Question

Two points on a given line are $$A(4,15)$$ and $$B(-1,-5)$$ . The slope of a line that
is perpendicular to line $$AB$$ is
$$-\frac {1}{4}$$
$$\frac {1}{4}$$
$$-4$$
$$4$$

Answer

**step1** Understanding the problem

We are given two points, A(4, 15) and B(-1, -5), that lie on a line. We need to find the slope of a line that is perpendicular to line AB.

**step2** Identifying the coordinates of the given points

The first point is A, with an x-coordinate of 4 and a y-coordinate of 15.
The second point is B, with an x-coordinate of -1 and a y-coordinate of -5.

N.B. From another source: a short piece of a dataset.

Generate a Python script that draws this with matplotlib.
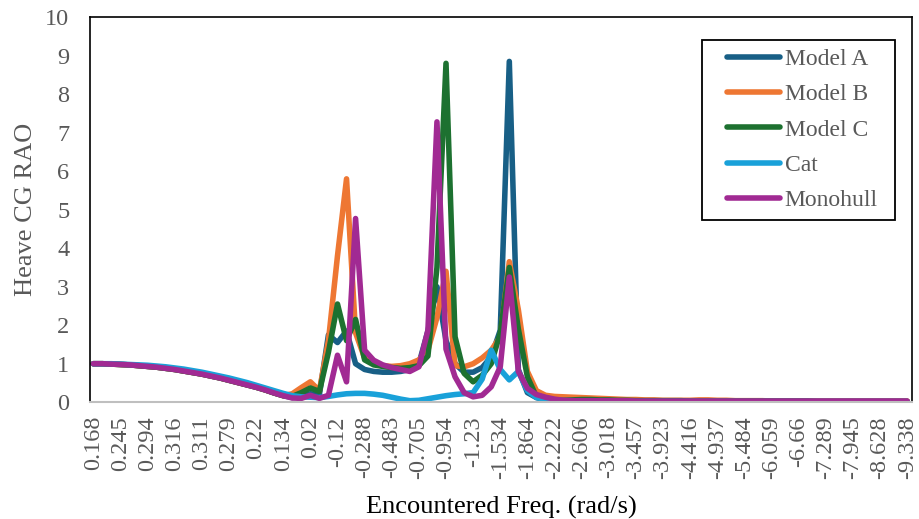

**step3** Calculating the change in y-coordinates

To find the slope of line AB, we first determine the change in the y-coordinates.
We subtract the y-coordinate of point A from the y-coordinate of point B:
Change in y = (y-coordinate of B) - (y-coordinate of A)
Change in y = $$-5 - 15$$
Change in y = $$-20$$

**step4** Calculating the change in x-coordinates

Next, we determine the change in the x-coordinates.
We subtract the x-coordinate of point A from the x-coordinate of point B:
Change in x = (x-coordinate of B) - (x-coordinate of A)
Change in x = $$-1 - 4$$
Change in x = $$-5$$

**step5** Calculating the slope of line AB

The slope of a line is calculated by dividing the change in y-coordinates by the change in x-coordinates.
Slope of line AB ($$m_{AB}$$) = $$\frac{\text{Change in y}}{\text{Change in x}}$$
$$m_{AB} = \frac{-20}{-5}$$
$$m_{AB} = 4$$

**step6** Finding the slope of a perpendicular line

For two lines to be perpendicular, the slope of one line must be the negative reciprocal of the slope of the other line.
The slope of line AB is 4.
To find the reciprocal of 4, we write it as a fraction: $$\frac{4}{1}$$. The reciprocal is $$\frac{1}{4}$$.
To find the negative reciprocal, we put a negative sign in front of the reciprocal.
Therefore, the slope of a line perpendicular to line AB is $$-\frac{1}{4}$$.